Het is een vreemde vraag: “Is AI slimmer dan de mens?” Het is bovendien een extreem egocentrische vraag, waarbij wij, oh zo slimme mensen, de spelregels voortdurend wijzigen als het antwoord op de vraag onze vermeende superioriteit lijkt te bedreigen. Het is een vraag waarvan het antwoord meer zegt over degene die het antwoord geeft (en de vraag stelt), dan over de waarheid van het antwoord zelf.

Kunstmatige intelligentie houdt de gemoederen bezig, al meer dan 70 jaar lang toen het beestje in 1956 uiteindelijk formeel een naam kreeg: ‘artificiële intelligentie’. En nu, decennia later, staat de vraag centraal: is AI slimmer dan de mens, en zo niet, over hoeveel jaar is dit het geval? Het antwoord is duidelijk:

“Het is niet mijn bedoeling u te verrassen of te shockeren, maar de eenvoudigste manier om het samen te vatten is te stellen dat er nu machines op de wereld zijn die denken, die leren en die creëren. Bovendien zal hun vermogen om deze dingen te doen snel toenemen totdat – in een zichtbare toekomst – het scala aan problemen dat ze aankunnen even groot zal zijn als het scala waarop de menselijke geest is toegepast.”

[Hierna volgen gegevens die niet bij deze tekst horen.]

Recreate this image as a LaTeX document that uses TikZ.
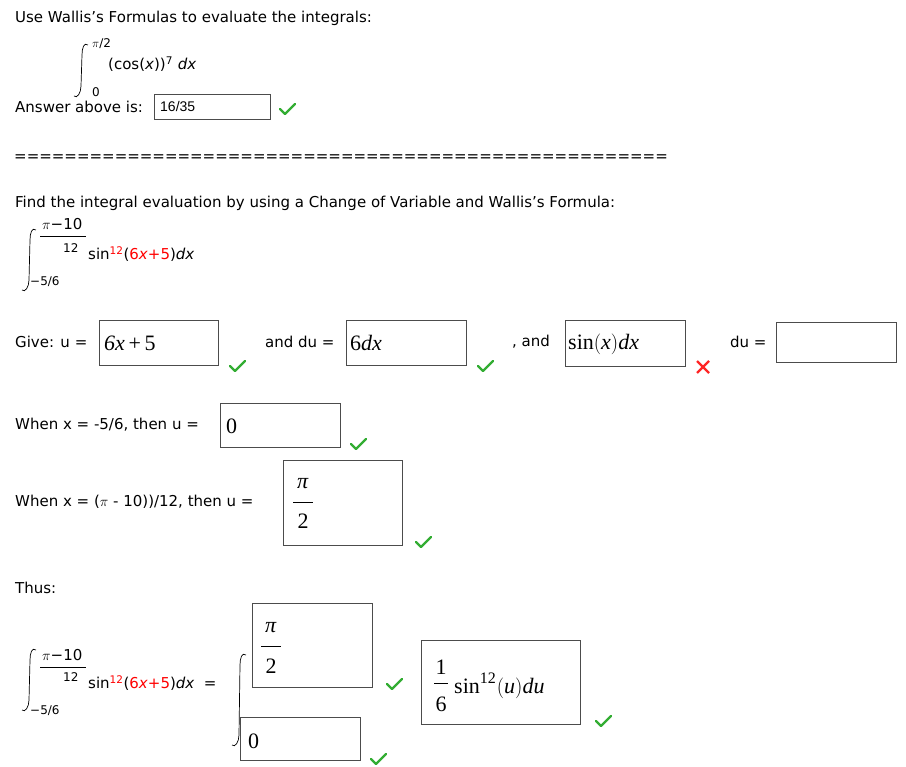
\documentclass[tikz,border=0pt]{standalone}
\usepackage{fontspec}
\setmainfont{DejaVu Sans}
\newfontfamily\serif{Liberation Serif}
\newfontfamily\boxfont{Liberation Sans}
\begin{document}
\begin{tikzpicture}[x=1pt,y=-1pt,
  txt/.style={anchor=west,inner sep=0,font=\fontsize{15}{17}\selectfont},
  sm/.style={anchor=west,inner sep=0,font=\fontsize{12}{14}\selectfont},
  ansbox/.style={draw=black!70,line width=0.8pt},
  big/.style={inner sep=0,font=\fontsize{22}{24}\selectfont\serif},
  chk/.style={draw=green!60!black!80,line width=2.2pt,line cap=round,line join=round},
  intg/.style={line width=0.7pt}]
\useasboundingbox (0,0) rectangle (906,767);
\fill[white] (0,0) rectangle (906,767);
\newcommand\chkmark[2]{\draw[chk] (#1-7,#2-1) -- (#1-2,#2+4) -- (#1+8,#2-6);}
\newcommand\intsign[3]{\draw[intg] (#1+8,#2) .. controls (#1+4,#2-3) and (#1+2,#2+3) .. (#1+2,#2+10) -- (#1+1,#3-10) .. controls (#1+1,#3-3) and (#1-3,#3+3) .. (#1-6,#3);}
% part 1
\node[txt] (t1) at (15,18) {Use Wallis's Formulas to evaluate the integrals:};
\intsign{80}{45}{96}
\node[sm] (l1) at (92,44) {$\pi$/2};
\node[sm] (l2) at (92,92) {0};
\node[txt] (f1) at (108,64) {(cos(\textit{x}))\textsuperscript{7} \textit{dx}};
\node[txt] (a1) at (15,107) {Answer above is:};
\draw[ansbox] (154,94) rectangle (270,119);
\node[txt,font=\fontsize{14}{16}\selectfont\boxfont] (a1v) at (160,106) {16/35};
\chkmark{287}{110}
\node[txt] (eq) at (14,158) {====================================================};
% part 2
\node[txt] (t2) at (15,203) {Find the integral evaluation by using a Change of Variable and Wallis's Formula:};
\intsign{28}{230}{290}
\node[txt] (n1) at (42,224) {$\pi$−10};
\draw (40,236) -- (86,236);
\node[sm] (d1) at (63,248) {12};
\node[sm] (lw1) at (30,282) {−5/6};
\node[txt] (s1) at (88,254) {sin\textsuperscript{\textcolor{red}{12}}(\textcolor{red}{6\textit{x}+5})\textit{dx}};
\node[txt] (g) at (15,342) {Give: u =};
\draw[ansbox] (99,320) rectangle (218,365);
\node[big,anchor=west] (v1) at (104,343) {\textit{6x}\,+\,5};
\chkmark{237}{367}
\node[txt] (g2) at (265,342) {and du =};
\draw[ansbox] (346,320) rectangle (466,365);
\node[big,anchor=west] (v2) at (350,343) {6\textit{dx}};
\chkmark{485}{367}
\node[txt] (g3) at (512,342) {, and};
\draw[ansbox] (565,320) rectangle (685,366);
\node[big,anchor=west] (v3) at (568,344) {sin\big(\textit{x}\big)\textit{dx}};
\draw[red!85,line width=2.2pt] (697,361) -- (709,373) (709,361) -- (697,373);
\node[txt] (g4) at (730,342) {du =};
\draw[ansbox] (776,322) rectangle (896,362);
% when
\node[txt] (w1) at (15,425) {When x = -5/6, then u =};
\draw[ansbox] (220,403) rectangle (340,447);
\node[big,anchor=west] (v4) at (226,426) {0};
\chkmark{358}{445}
\node[txt] (w2) at (15,502) {When x = ($\pi$ - 10))/12, then u =};
\draw[ansbox] (283,460) rectangle (402,545);
\node[big] (p1) at (303,484) {\textit{π}};
\draw (293,502) -- (313,502);
\node[big] (p2) at (303,521) {2};
\chkmark{423}{543}
% thus
\node[txt] (th) at (15,588) {Thus:};
\intsign{28}{650}{710}
\node[txt] (n2) at (42,655) {$\pi$−10};
\draw (40,667) -- (86,667);
\node[sm] (d2) at (63,677) {12};
\node[sm] (lw2) at (30,711) {−5/6};
\node[txt] (s2) at (88,683) {sin\textsuperscript{\textcolor{red}{12}}(\textcolor{red}{6\textit{x}+5})\textit{dx}\ \ =};
\intsign{238}{655}{745}
\draw[ansbox] (252,603) rectangle (372,687);
\node[big] (p3) at (271,628) {\textit{π}};
\draw (261,646) -- (281,646);
\node[big] (p4) at (271,666) {2};
\chkmark{394}{685}
\draw[ansbox] (240,717) rectangle (360,760);
\node[big,anchor=west] (v5) at (248,741) {0};
\chkmark{378}{760}
\draw[ansbox] (421,640) rectangle (580,724);
\node[big] (q1) at (441,667) {1};
\draw (434,683) -- (448,683);
\node[big] (q2) at (441,704) {6};
\node[big,anchor=west] (q3) at (454,686) {sin\raisebox{10pt}{\fontsize{16}{17}\selectfont 12}\kern1pt\Big(\textit{u}\Big)\textit{du}};
\chkmark{603}{722}
\end{tikzpicture}
\end{document}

Het citaat zegt het al. Kunstmatige Intelligentie evenaart de menselijke capaciteiten van denken, leren en creëren. Daar moet echter een kleine kanttekening bij worden geplaatst. Dit citaat is van Herb Simon, psycholoog, computerwetenschapper en econoom (en Nobelprijswinnaar) en dateert uit 1956.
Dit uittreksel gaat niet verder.